GOODRICH CARGO SYSTEMS v. AERO UNION CORPORATION

United States District Court, Northern District of California (2006)

Facts

Issue

Holding — Breyer, J.

Rule

Reasoning

Deep Dive: How the Court Reached Its Decision

Initial Agreement Analysis

The court began its reasoning by analyzing the structure and content of the agreements involved in the transaction between Goodrich and Aero Union. The Asset Purchase Agreement (APA) was identified as the primary document that governed the sale of the APS Business, but notably, it lacked any arbitration clause. The court emphasized that the APA incorporated various schedules and exhibits, including the Manufacturing License Agreement (MLA), which did contain a binding arbitration clause. However, the court pointed out that the existence of these separate documents indicated a purposeful distinction between the two agreements, suggesting that the parties intended for the APA and the MLA to govern different aspects of their transaction. This distinction was crucial in determining the applicability of the arbitration clause.
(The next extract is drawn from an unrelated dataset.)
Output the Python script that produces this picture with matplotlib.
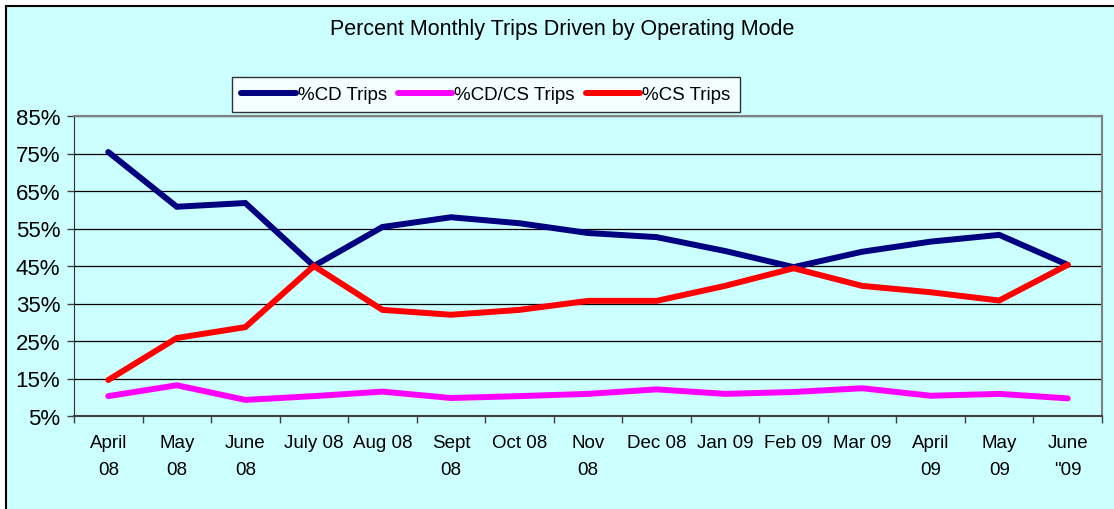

Scope of Arbitration Clause

The court further examined the language of the arbitration clause within the MLA, which specified that disputes must "arise under or relate in any way to this Agreement." The court interpreted "this Agreement" as a clear reference to the MLA itself, not the broader context of the entire transaction encapsulated in the APA. This interpretation reinforced the conclusion that the arbitration clause was intended to apply solely to disputes arising out of the MLA. The court rejected the notion that the integration of the APA and MLA could lead to a blanket application of the arbitration clause to all claims, highlighting that the parties had not expressed such a broad intention in their agreements.

Intent of the Parties

The court addressed the parties' intent, noting that since the APA did not include an arbitration clause, it was reasonable to infer that the parties did not wish to arbitrate disputes arising under the APA. The court stressed that a party cannot be compelled to arbitrate unless they have explicitly agreed to submit a specific dispute to arbitration, aligning with the principles established in prior case law. It was highlighted that the parties involved were experienced legal actors, and if they had intended for arbitration to apply to disputes under both agreements, they could have included such a provision in the APA. The court maintained that it could not impose an arbitration obligation where none was agreed upon, as that would violate the foundational principle of consent inherent in arbitration agreements.
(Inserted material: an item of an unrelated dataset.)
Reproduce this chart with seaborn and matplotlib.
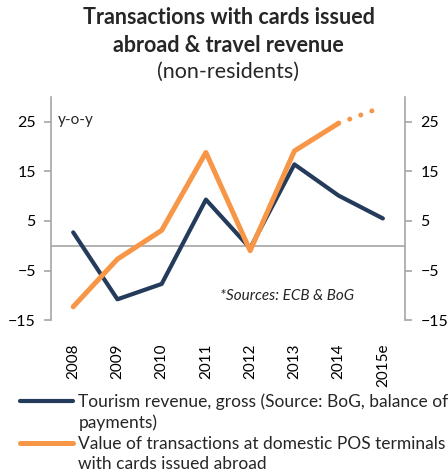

Efficiency and Judicial Resources

The court acknowledged that compelling arbitration for only a portion of the claims could lead to inefficiencies and increased costs due to the need for multiple proceedings. Nonetheless, it clarified that the potential for inefficiency could not justify overriding the clear contractual terms established by the parties. The court emphasized that it was bound by the agreements as they were written and could not rewrite them to achieve a more streamlined dispute resolution process. The potential waste of judicial resources was recognized, but the court reiterated that it could not compel arbitration unless the parties had consented to it, which was not the case for the claims arising under the APA.

Conclusion on Claims

In conclusion, the court ruled that the arbitration clause in the MLA applied only to disputes that arose under that agreement. Therefore, it granted the motion to compel arbitration for the claim arising under the MLA while denying it for the claims related to the APA and the conversion claim. The court's decision underscored the importance of respecting the distinct nature of the agreements and the intentions of the parties involved. Ultimately, the court reinforced the principle that arbitration is a matter of contract, and parties must be bound only by those disputes they have expressly agreed to submit to arbitration.